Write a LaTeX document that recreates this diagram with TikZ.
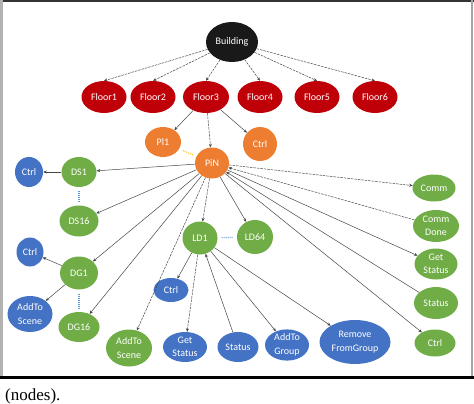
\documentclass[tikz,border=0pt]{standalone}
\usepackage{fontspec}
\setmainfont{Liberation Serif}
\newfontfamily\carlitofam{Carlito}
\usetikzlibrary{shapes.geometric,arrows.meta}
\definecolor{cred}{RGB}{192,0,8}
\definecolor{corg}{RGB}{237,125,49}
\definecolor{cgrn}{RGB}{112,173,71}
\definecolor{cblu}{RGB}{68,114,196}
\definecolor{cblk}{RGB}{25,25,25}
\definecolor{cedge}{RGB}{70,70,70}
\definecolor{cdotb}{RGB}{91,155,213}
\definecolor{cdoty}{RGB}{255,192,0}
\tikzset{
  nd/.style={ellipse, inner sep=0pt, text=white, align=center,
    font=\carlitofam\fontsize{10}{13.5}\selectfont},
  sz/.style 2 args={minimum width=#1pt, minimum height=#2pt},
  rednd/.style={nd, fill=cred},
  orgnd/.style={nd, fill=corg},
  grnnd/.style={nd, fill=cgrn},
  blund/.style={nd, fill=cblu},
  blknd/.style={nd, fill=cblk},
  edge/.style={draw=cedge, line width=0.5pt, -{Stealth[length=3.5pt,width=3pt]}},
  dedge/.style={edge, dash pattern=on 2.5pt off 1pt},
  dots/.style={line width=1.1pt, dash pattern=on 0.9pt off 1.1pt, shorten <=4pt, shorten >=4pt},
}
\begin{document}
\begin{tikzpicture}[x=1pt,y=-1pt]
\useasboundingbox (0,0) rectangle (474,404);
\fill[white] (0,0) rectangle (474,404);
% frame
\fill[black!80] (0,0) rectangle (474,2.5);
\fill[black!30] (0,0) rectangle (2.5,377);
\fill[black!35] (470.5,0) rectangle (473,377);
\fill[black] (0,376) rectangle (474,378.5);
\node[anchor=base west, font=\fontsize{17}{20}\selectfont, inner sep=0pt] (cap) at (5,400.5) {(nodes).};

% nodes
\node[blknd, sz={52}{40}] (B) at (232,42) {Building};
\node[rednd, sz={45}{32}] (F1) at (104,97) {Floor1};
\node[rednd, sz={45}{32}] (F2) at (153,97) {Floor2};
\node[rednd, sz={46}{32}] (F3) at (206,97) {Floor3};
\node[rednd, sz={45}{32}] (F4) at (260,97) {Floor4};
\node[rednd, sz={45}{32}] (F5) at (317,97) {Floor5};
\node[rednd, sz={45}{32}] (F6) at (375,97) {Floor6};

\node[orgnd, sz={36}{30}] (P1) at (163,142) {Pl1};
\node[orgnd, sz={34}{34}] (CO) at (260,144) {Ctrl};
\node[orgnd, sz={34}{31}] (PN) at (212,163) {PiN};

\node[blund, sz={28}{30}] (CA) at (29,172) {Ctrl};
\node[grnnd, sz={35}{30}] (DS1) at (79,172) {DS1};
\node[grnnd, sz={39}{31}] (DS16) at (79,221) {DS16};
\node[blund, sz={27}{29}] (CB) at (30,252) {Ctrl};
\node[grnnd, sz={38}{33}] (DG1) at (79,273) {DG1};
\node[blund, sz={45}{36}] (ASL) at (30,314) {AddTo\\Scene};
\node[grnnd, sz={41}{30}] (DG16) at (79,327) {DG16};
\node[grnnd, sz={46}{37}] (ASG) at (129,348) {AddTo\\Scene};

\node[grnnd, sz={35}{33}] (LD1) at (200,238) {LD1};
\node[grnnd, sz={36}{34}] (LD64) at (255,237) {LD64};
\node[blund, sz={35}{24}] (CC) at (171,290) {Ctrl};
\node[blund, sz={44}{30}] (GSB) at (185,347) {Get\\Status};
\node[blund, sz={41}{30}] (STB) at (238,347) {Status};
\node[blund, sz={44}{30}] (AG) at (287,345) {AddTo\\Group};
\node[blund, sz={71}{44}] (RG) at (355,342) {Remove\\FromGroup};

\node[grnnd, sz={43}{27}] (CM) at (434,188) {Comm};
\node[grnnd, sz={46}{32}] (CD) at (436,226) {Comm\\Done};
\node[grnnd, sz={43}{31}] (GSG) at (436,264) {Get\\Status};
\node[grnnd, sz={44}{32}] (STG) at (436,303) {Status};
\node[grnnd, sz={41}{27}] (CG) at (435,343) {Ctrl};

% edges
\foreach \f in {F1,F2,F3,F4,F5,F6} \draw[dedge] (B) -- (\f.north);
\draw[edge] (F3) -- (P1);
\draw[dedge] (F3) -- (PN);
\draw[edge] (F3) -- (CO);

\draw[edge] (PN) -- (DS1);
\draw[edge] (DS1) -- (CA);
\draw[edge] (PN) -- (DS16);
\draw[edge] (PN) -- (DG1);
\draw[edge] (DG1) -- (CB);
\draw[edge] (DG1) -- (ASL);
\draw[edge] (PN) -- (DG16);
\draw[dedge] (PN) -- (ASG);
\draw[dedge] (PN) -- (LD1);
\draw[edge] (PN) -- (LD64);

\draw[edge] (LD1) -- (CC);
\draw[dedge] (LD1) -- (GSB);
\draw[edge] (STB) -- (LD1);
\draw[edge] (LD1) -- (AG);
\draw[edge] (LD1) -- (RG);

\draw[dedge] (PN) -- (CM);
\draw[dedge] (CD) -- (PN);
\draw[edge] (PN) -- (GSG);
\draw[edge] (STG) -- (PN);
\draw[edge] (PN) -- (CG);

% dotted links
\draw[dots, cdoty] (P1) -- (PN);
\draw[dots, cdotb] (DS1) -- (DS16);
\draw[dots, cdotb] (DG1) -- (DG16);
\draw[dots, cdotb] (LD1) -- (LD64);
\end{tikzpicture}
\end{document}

-.-.-

Print the whole listing above once more, word for word, without its pictures.

FINAL RESULT:
Write a LaTeX document that recreates this diagram with TikZ.
\documentclass[tikz,border=0pt]{standalone}
\usepackage{fontspec}
\setmainfont{Liberation Serif}
\newfontfamily\carlitofam{Carlito}
\usetikzlibrary{shapes.geometric,arrows.meta}
\definecolor{cred}{RGB}{192,0,8}
\definecolor{corg}{RGB}{237,125,49}
\definecolor{cgrn}{RGB}{112,173,71}
\definecolor{cblu}{RGB}{68,114,196}
\definecolor{cblk}{RGB}{25,25,25}
\definecolor{cedge}{RGB}{70,70,70}
\definecolor{cdotb}{RGB}{91,155,213}
\definecolor{cdoty}{RGB}{255,192,0}
\tikzset{
  nd/.style={ellipse, inner sep=0pt, text=white, align=center,
    font=\carlitofam\fontsize{10}{13.5}\selectfont},
  sz/.style 2 args={minimum width=#1pt, minimum height=#2pt},
  rednd/.style={nd, fill=cred},
  orgnd/.style={nd, fill=corg},
  grnnd/.style={nd, fill=cgrn},
  blund/.style={nd, fill=cblu},
  blknd/.style={nd, fill=cblk},
  edge/.style={draw=cedge, line width=0.5pt, -{Stealth[length=3.5pt,width=3pt]}},
  dedge/.style={edge, dash pattern=on 2.5pt off 1pt},
  dots/.style={line width=1.1pt, dash pattern=on 0.9pt off 1.1pt, shorten <=4pt, shorten >=4pt},
}
\begin{document}
\begin{tikzpicture}[x=1pt,y=-1pt]
\useasboundingbox (0,0) rectangle (474,404);
\fill[white] (0,0) rectangle (474,404);
% frame
\fill[black!80] (0,0) rectangle (474,2.5);
\fill[black!30] (0,0) rectangle (2.5,377);
\fill[black!35] (470.5,0) rectangle (473,377);
\fill[black] (0,376) rectangle (474,378.5);
\node[anchor=base west, font=\fontsize{17}{20}\selectfont, inner sep=0pt] (cap) at (5,400.5) {(nodes).};

% nodes
\node[blknd, sz={52}{40}] (B) at (232,42) {Building};
\node[rednd, sz={45}{32}] (F1) at (104,97) {Floor1};
\node[rednd, sz={45}{32}] (F2) at (153,97) {Floor2};
\node[rednd, sz={46}{32}] (F3) at (206,97) {Floor3};
\node[rednd, sz={45}{32}] (F4) at (260,97) {Floor4};
\node[rednd, sz={45}{32}] (F5) at (317,97) {Floor5};
\node[rednd, sz={45}{32}] (F6) at (375,97) {Floor6};

\node[orgnd, sz={36}{30}] (P1) at (163,142) {Pl1};
\node[orgnd, sz={34}{34}] (CO) at (260,144) {Ctrl};
\node[orgnd, sz={34}{31}] (PN) at (212,163) {PiN};

\node[blund, sz={28}{30}] (CA) at (29,172) {Ctrl};
\node[grnnd, sz={35}{30}] (DS1) at (79,172) {DS1};
\node[grnnd, sz={39}{31}] (DS16) at (79,221) {DS16};
\node[blund, sz={27}{29}] (CB) at (30,252) {Ctrl};
\node[grnnd, sz={38}{33}] (DG1) at (79,273) {DG1};
\node[blund, sz={45}{36}] (ASL) at (30,314) {AddTo\\Scene};
\node[grnnd, sz={41}{30}] (DG16) at (79,327) {DG16};
\node[grnnd, sz={46}{37}] (ASG) at (129,348) {AddTo\\Scene};

\node[grnnd, sz={35}{33}] (LD1) at (200,238) {LD1};
\node[grnnd, sz={36}{34}] (LD64) at (255,237) {LD64};
\node[blund, sz={35}{24}] (CC) at (171,290) {Ctrl};
\node[blund, sz={44}{30}] (GSB) at (185,347) {Get\\Status};
\node[blund, sz={41}{30}] (STB) at (238,347) {Status};
\node[blund, sz={44}{30}] (AG) at (287,345) {AddTo\\Group};
\node[blund, sz={71}{44}] (RG) at (355,342) {Remove\\FromGroup};

\node[grnnd, sz={43}{27}] (CM) at (434,188) {Comm};
\node[grnnd, sz={46}{32}] (CD) at (436,226) {Comm\\Done};
\node[grnnd, sz={43}{31}] (GSG) at (436,264) {Get\\Status};
\node[grnnd, sz={44}{32}] (STG) at (436,303) {Status};
\node[grnnd, sz={41}{27}] (CG) at (435,343) {Ctrl};

% edges
\foreach \f in {F1,F2,F3,F4,F5,F6} \draw[dedge] (B) -- (\f.north);
\draw[edge] (F3) -- (P1);
\draw[dedge] (F3) -- (PN);
\draw[edge] (F3) -- (CO);

\draw[edge] (PN) -- (DS1);
\draw[edge] (DS1) -- (CA);
\draw[edge] (PN) -- (DS16);
\draw[edge] (PN) -- (DG1);
\draw[edge] (DG1) -- (CB);
\draw[edge] (DG1) -- (ASL);
\draw[edge] (PN) -- (DG16);
\draw[dedge] (PN) -- (ASG);
\draw[dedge] (PN) -- (LD1);
\draw[edge] (PN) -- (LD64);

\draw[edge] (LD1) -- (CC);
\draw[dedge] (LD1) -- (GSB);
\draw[edge] (STB) -- (LD1);
\draw[edge] (LD1) -- (AG);
\draw[edge] (LD1) -- (RG);

\draw[dedge] (PN) -- (CM);
\draw[dedge] (CD) -- (PN);
\draw[edge] (PN) -- (GSG);
\draw[edge] (STG) -- (PN);
\draw[edge] (PN) -- (CG);

% dotted links
\draw[dots, cdoty] (P1) -- (PN);
\draw[dots, cdotb] (DS1) -- (DS16);
\draw[dots, cdotb] (DG1) -- (DG16);
\draw[dots, cdotb] (LD1) -- (LD64);
\end{tikzpicture}
\end{document}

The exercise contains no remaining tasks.